● Stated task
Omit images. Retype all entries verbatim.

● Material to process
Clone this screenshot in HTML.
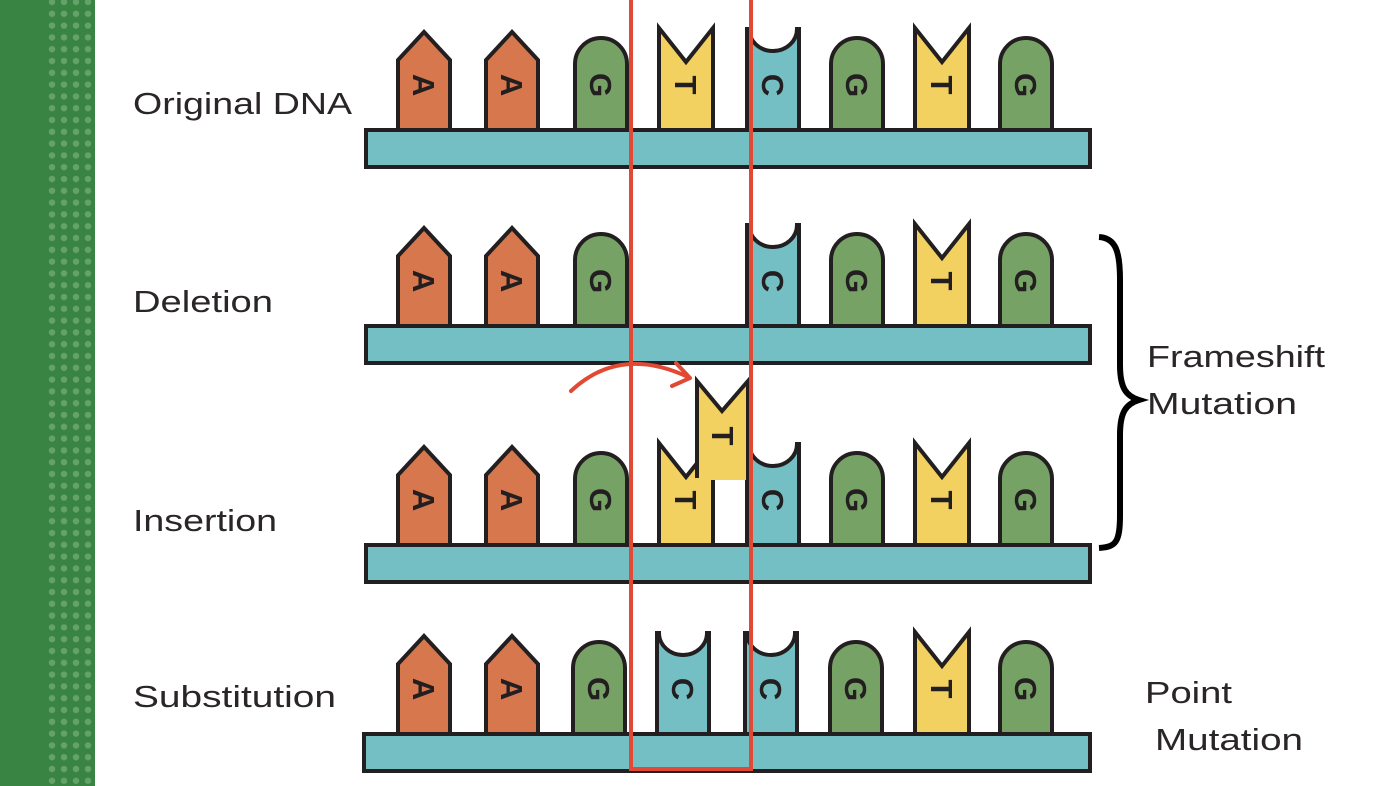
<!DOCTYPE html>
<html><head><meta charset="utf-8"><style>
html,body{margin:0;padding:0;background:#fff;width:1392px;height:786px;overflow:hidden}
svg{display:block}
.lbl{font-family:"Liberation Sans",sans-serif;font-size:31px;fill:#2a2526}
.nt{font-family:"Liberation Sans",sans-serif;font-size:31px;font-weight:bold;fill:#231f20}
</style></head><body>
<svg width="1392" height="786" viewBox="0 0 1392 786" xmlns="http://www.w3.org/2000/svg">
<defs>
<pattern id="dots" x="46" y="-4" width="12" height="11.8" patternUnits="userSpaceOnUse">
<circle cx="6" cy="6" r="3.2" fill="#64a269"/>
</pattern>
<path id="pA" d="M0,0 V-70 L26,-98 L52,-70 V0" fill="#d6774e" stroke="#231f20" stroke-width="4" stroke-linejoin="miter"/>
<path id="pG" d="M0,0 V-66 A26,26 0 0 1 52,-66 V0" fill="#76a365" stroke="#231f20" stroke-width="4"/>
<path id="pT" d="M0,0 V-102 L27,-68 L54,-102 V0" fill="#f2d161" stroke="#231f20" stroke-width="4"/>
<path id="pC" d="M0,0 V-101 L2,-101 A24,22 0 0 0 50,-101 L52,-101 V0" fill="#74bfc4" stroke="#231f20" stroke-width="4"/>
</defs>
<rect x="0" y="0" width="95" height="786" fill="#3a8443"/>
<rect x="46" y="0" width="49" height="786" fill="url(#dots)"/>

<text class="lbl" x="133" y="114" textLength="219" lengthAdjust="spacingAndGlyphs">Original DNA</text>
<text class="lbl" x="133" y="312" textLength="140" lengthAdjust="spacingAndGlyphs">Deletion</text>
<text class="lbl" x="133" y="531" textLength="144" lengthAdjust="spacingAndGlyphs">Insertion</text>
<text class="lbl" x="133" y="707" textLength="203" lengthAdjust="spacingAndGlyphs">Substitution</text>
<text class="lbl" x="1147" y="367" textLength="178" lengthAdjust="spacingAndGlyphs">Frameshift</text>
<text class="lbl" x="1147" y="414" textLength="150" lengthAdjust="spacingAndGlyphs">Mutation</text>
<text class="lbl" x="1145" y="703" textLength="87" lengthAdjust="spacingAndGlyphs">Point</text>
<text class="lbl" x="1155" y="750" textLength="148" lengthAdjust="spacingAndGlyphs">Mutation</text>

<g transform="translate(0,130)">
<use href="#pA" x="398"/><use href="#pA" x="486"/><use href="#pG" x="575"/><use href="#pT" x="659"/>
<use href="#pC" x="747"/><use href="#pG" x="831"/><use href="#pT" x="915"/><use href="#pG" x="1000"/>
<g class="nt" text-anchor="middle">
<text transform="translate(424,-45) rotate(90)" y="11">A</text>
<text transform="translate(512,-45) rotate(90)" y="11">A</text>
<text transform="translate(601,-45) rotate(90)" y="11">G</text>
<text transform="translate(686,-45) rotate(90)" y="11">T</text>
<text transform="translate(773,-45) rotate(90)" y="11">C</text>
<text transform="translate(857,-45) rotate(90)" y="11">G</text>
<text transform="translate(942,-45) rotate(90)" y="11">T</text>
<text transform="translate(1026,-45) rotate(90)" y="11">G</text>
</g>
<rect x="366" y="0" width="724" height="37" fill="#74bfc4" stroke="#231f20" stroke-width="4"/>
</g>

<g transform="translate(0,326)">
<use href="#pA" x="398"/><use href="#pA" x="486"/><use href="#pG" x="575"/>
<use href="#pC" x="747"/><use href="#pG" x="831"/><use href="#pT" x="915"/><use href="#pG" x="1000"/>
<g class="nt" text-anchor="middle">
<text transform="translate(424,-45) rotate(90)" y="11">A</text>
<text transform="translate(512,-45) rotate(90)" y="11">A</text>
<text transform="translate(601,-45) rotate(90)" y="11">G</text>
<text transform="translate(773,-45) rotate(90)" y="11">C</text>
<text transform="translate(857,-45) rotate(90)" y="11">G</text>
<text transform="translate(942,-45) rotate(90)" y="11">T</text>
<text transform="translate(1026,-45) rotate(90)" y="11">G</text>
</g>
<rect x="366" y="0" width="724" height="37" fill="#74bfc4" stroke="#231f20" stroke-width="4"/>
</g>

<g transform="translate(0,545)">
<use href="#pA" x="398"/><use href="#pA" x="486"/><use href="#pG" x="575"/><use href="#pT" x="659"/>
<use href="#pC" x="747"/><use href="#pG" x="831"/><use href="#pT" x="915"/><use href="#pG" x="1000"/>
<g class="nt" text-anchor="middle">
<text transform="translate(424,-45) rotate(90)" y="11">A</text>
<text transform="translate(512,-45) rotate(90)" y="11">A</text>
<text transform="translate(601,-45) rotate(90)" y="11">G</text>
<text transform="translate(686,-45) rotate(90)" y="11">T</text>
<text transform="translate(773,-45) rotate(90)" y="11">C</text>
<text transform="translate(857,-45) rotate(90)" y="11">G</text>
<text transform="translate(942,-45) rotate(90)" y="11">T</text>
<text transform="translate(1026,-45) rotate(90)" y="11">G</text>
</g>
<rect x="366" y="0" width="724" height="37" fill="#74bfc4" stroke="#231f20" stroke-width="4"/>
</g>
<path d="M697,478 V381 L722,411 L748,381 V478 Z" fill="#f2d161"/>
<path d="M697,478 V381 L722,411 L748,381 V478" fill="none" stroke="#231f20" stroke-width="4"/>
<rect x="699" y="476" width="47" height="4" fill="#f2d161"/>
<text class="nt" text-anchor="middle" transform="translate(723,436) rotate(90)" y="11">T</text>

<g transform="translate(0,734)">
<use href="#pA" x="398"/><use href="#pA" x="486"/><use href="#pG" x="573"/><use href="#pC" x="657"/>
<use href="#pC" x="745"/><use href="#pG" x="830"/><use href="#pT" x="915"/><use href="#pG" x="1000"/>
<g class="nt" text-anchor="middle">
<text transform="translate(424,-45) rotate(90)" y="11">A</text>
<text transform="translate(512,-45) rotate(90)" y="11">A</text>
<text transform="translate(599,-45) rotate(90)" y="11">G</text>
<text transform="translate(683,-45) rotate(90)" y="11">C</text>
<text transform="translate(771,-45) rotate(90)" y="11">C</text>
<text transform="translate(856,-45) rotate(90)" y="11">G</text>
<text transform="translate(942,-45) rotate(90)" y="11">T</text>
<text transform="translate(1026,-45) rotate(90)" y="11">G</text>
</g>
<rect x="364" y="0" width="726" height="37" fill="#74bfc4" stroke="#231f20" stroke-width="4"/>
</g>

<rect x="631" y="-4" width="120" height="773" fill="none" stroke="#e04a35" stroke-width="4"/>
<path d="M571,391 Q620,345 688,377" fill="none" stroke="#e04a35" stroke-width="4" stroke-linecap="round"/>
<path d="M676,363 L690,378 L672,386" fill="none" stroke="#e04a35" stroke-width="4" stroke-linecap="round" stroke-linejoin="round"/>

<path d="M1099,237 C1116,238 1120,252 1120,280 L1120,365 C1120,388 1126,396 1139,400 C1126,404 1120,412 1120,435 L1120,515 C1120,542 1116,547 1099,548" fill="none" stroke="#000" stroke-width="6"/>
</svg>
</body></html>
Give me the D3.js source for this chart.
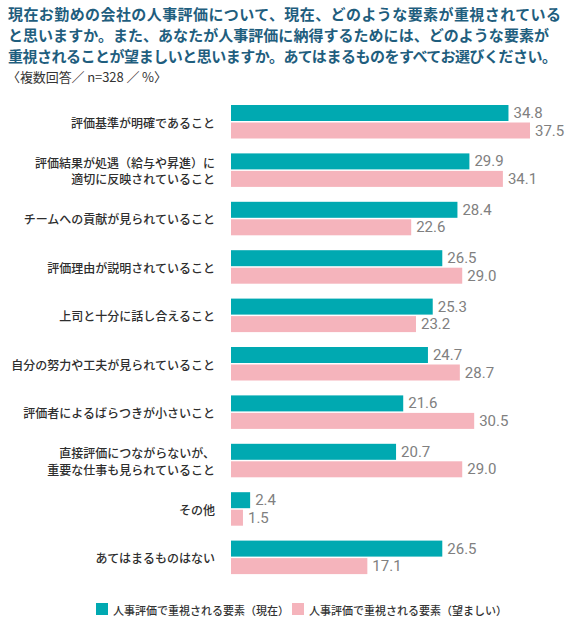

● Exercise solution
Clone this screenshot in HTML.
<!DOCTYPE html>
<html><head><meta charset="utf-8"><style>
html,body{margin:0;padding:0;background:#fff;width:1392px;height:786px;overflow:hidden}
svg{display:block}
.lbl{font-family:"Liberation Sans",sans-serif;font-size:31px;fill:#2a2526}
.nt{font-family:"Liberation Sans",sans-serif;font-size:31px;font-weight:bold;fill:#231f20}
</style></head><body>
<svg width="1392" height="786" viewBox="0 0 1392 786" xmlns="http://www.w3.org/2000/svg">
<defs>
<pattern id="dots" x="46" y="-4" width="12" height="11.8" patternUnits="userSpaceOnUse">
<circle cx="6" cy="6" r="3.2" fill="#64a269"/>
</pattern>
<path id="pA" d="M0,0 V-70 L26,-98 L52,-70 V0" fill="#d6774e" stroke="#231f20" stroke-width="4" stroke-linejoin="miter"/>
<path id="pG" d="M0,0 V-66 A26,26 0 0 1 52,-66 V0" fill="#76a365" stroke="#231f20" stroke-width="4"/>
<path id="pT" d="M0,0 V-102 L27,-68 L54,-102 V0" fill="#f2d161" stroke="#231f20" stroke-width="4"/>
<path id="pC" d="M0,0 V-101 L2,-101 A24,22 0 0 0 50,-101 L52,-101 V0" fill="#74bfc4" stroke="#231f20" stroke-width="4"/>
</defs>
<rect x="0" y="0" width="95" height="786" fill="#3a8443"/>
<rect x="46" y="0" width="49" height="786" fill="url(#dots)"/>

<text class="lbl" x="133" y="114" textLength="219" lengthAdjust="spacingAndGlyphs">Original DNA</text>
<text class="lbl" x="133" y="312" textLength="140" lengthAdjust="spacingAndGlyphs">Deletion</text>
<text class="lbl" x="133" y="531" textLength="144" lengthAdjust="spacingAndGlyphs">Insertion</text>
<text class="lbl" x="133" y="707" textLength="203" lengthAdjust="spacingAndGlyphs">Substitution</text>
<text class="lbl" x="1147" y="367" textLength="178" lengthAdjust="spacingAndGlyphs">Frameshift</text>
<text class="lbl" x="1147" y="414" textLength="150" lengthAdjust="spacingAndGlyphs">Mutation</text>
<text class="lbl" x="1145" y="703" textLength="87" lengthAdjust="spacingAndGlyphs">Point</text>
<text class="lbl" x="1155" y="750" textLength="148" lengthAdjust="spacingAndGlyphs">Mutation</text>

<g transform="translate(0,130)">
<use href="#pA" x="398"/><use href="#pA" x="486"/><use href="#pG" x="575"/><use href="#pT" x="659"/>
<use href="#pC" x="747"/><use href="#pG" x="831"/><use href="#pT" x="915"/><use href="#pG" x="1000"/>
<g class="nt" text-anchor="middle">
<text transform="translate(424,-45) rotate(90)" y="11">A</text>
<text transform="translate(512,-45) rotate(90)" y="11">A</text>
<text transform="translate(601,-45) rotate(90)" y="11">G</text>
<text transform="translate(686,-45) rotate(90)" y="11">T</text>
<text transform="translate(773,-45) rotate(90)" y="11">C</text>
<text transform="translate(857,-45) rotate(90)" y="11">G</text>
<text transform="translate(942,-45) rotate(90)" y="11">T</text>
<text transform="translate(1026,-45) rotate(90)" y="11">G</text>
</g>
<rect x="366" y="0" width="724" height="37" fill="#74bfc4" stroke="#231f20" stroke-width="4"/>
</g>

<g transform="translate(0,326)">
<use href="#pA" x="398"/><use href="#pA" x="486"/><use href="#pG" x="575"/>
<use href="#pC" x="747"/><use href="#pG" x="831"/><use href="#pT" x="915"/><use href="#pG" x="1000"/>
<g class="nt" text-anchor="middle">
<text transform="translate(424,-45) rotate(90)" y="11">A</text>
<text transform="translate(512,-45) rotate(90)" y="11">A</text>
<text transform="translate(601,-45) rotate(90)" y="11">G</text>
<text transform="translate(773,-45) rotate(90)" y="11">C</text>
<text transform="translate(857,-45) rotate(90)" y="11">G</text>
<text transform="translate(942,-45) rotate(90)" y="11">T</text>
<text transform="translate(1026,-45) rotate(90)" y="11">G</text>
</g>
<rect x="366" y="0" width="724" height="37" fill="#74bfc4" stroke="#231f20" stroke-width="4"/>
</g>

<g transform="translate(0,545)">
<use href="#pA" x="398"/><use href="#pA" x="486"/><use href="#pG" x="575"/><use href="#pT" x="659"/>
<use href="#pC" x="747"/><use href="#pG" x="831"/><use href="#pT" x="915"/><use href="#pG" x="1000"/>
<g class="nt" text-anchor="middle">
<text transform="translate(424,-45) rotate(90)" y="11">A</text>
<text transform="translate(512,-45) rotate(90)" y="11">A</text>
<text transform="translate(601,-45) rotate(90)" y="11">G</text>
<text transform="translate(686,-45) rotate(90)" y="11">T</text>
<text transform="translate(773,-45) rotate(90)" y="11">C</text>
<text transform="translate(857,-45) rotate(90)" y="11">G</text>
<text transform="translate(942,-45) rotate(90)" y="11">T</text>
<text transform="translate(1026,-45) rotate(90)" y="11">G</text>
</g>
<rect x="366" y="0" width="724" height="37" fill="#74bfc4" stroke="#231f20" stroke-width="4"/>
</g>
<path d="M697,478 V381 L722,411 L748,381 V478 Z" fill="#f2d161"/>
<path d="M697,478 V381 L722,411 L748,381 V478" fill="none" stroke="#231f20" stroke-width="4"/>
<rect x="699" y="476" width="47" height="4" fill="#f2d161"/>
<text class="nt" text-anchor="middle" transform="translate(723,436) rotate(90)" y="11">T</text>

<g transform="translate(0,734)">
<use href="#pA" x="398"/><use href="#pA" x="486"/><use href="#pG" x="573"/><use href="#pC" x="657"/>
<use href="#pC" x="745"/><use href="#pG" x="830"/><use href="#pT" x="915"/><use href="#pG" x="1000"/>
<g class="nt" text-anchor="middle">
<text transform="translate(424,-45) rotate(90)" y="11">A</text>
<text transform="translate(512,-45) rotate(90)" y="11">A</text>
<text transform="translate(599,-45) rotate(90)" y="11">G</text>
<text transform="translate(683,-45) rotate(90)" y="11">C</text>
<text transform="translate(771,-45) rotate(90)" y="11">C</text>
<text transform="translate(856,-45) rotate(90)" y="11">G</text>
<text transform="translate(942,-45) rotate(90)" y="11">T</text>
<text transform="translate(1026,-45) rotate(90)" y="11">G</text>
</g>
<rect x="364" y="0" width="726" height="37" fill="#74bfc4" stroke="#231f20" stroke-width="4"/>
</g>

<rect x="631" y="-4" width="120" height="773" fill="none" stroke="#e04a35" stroke-width="4"/>
<path d="M571,391 Q620,345 688,377" fill="none" stroke="#e04a35" stroke-width="4" stroke-linecap="round"/>
<path d="M676,363 L690,378 L672,386" fill="none" stroke="#e04a35" stroke-width="4" stroke-linecap="round" stroke-linejoin="round"/>

<path d="M1099,237 C1116,238 1120,252 1120,280 L1120,365 C1120,388 1126,396 1139,400 C1126,404 1120,412 1120,435 L1120,515 C1120,542 1116,547 1099,548" fill="none" stroke="#000" stroke-width="6"/>
</svg>
</body></html>
Give me the D3.js source for this chart.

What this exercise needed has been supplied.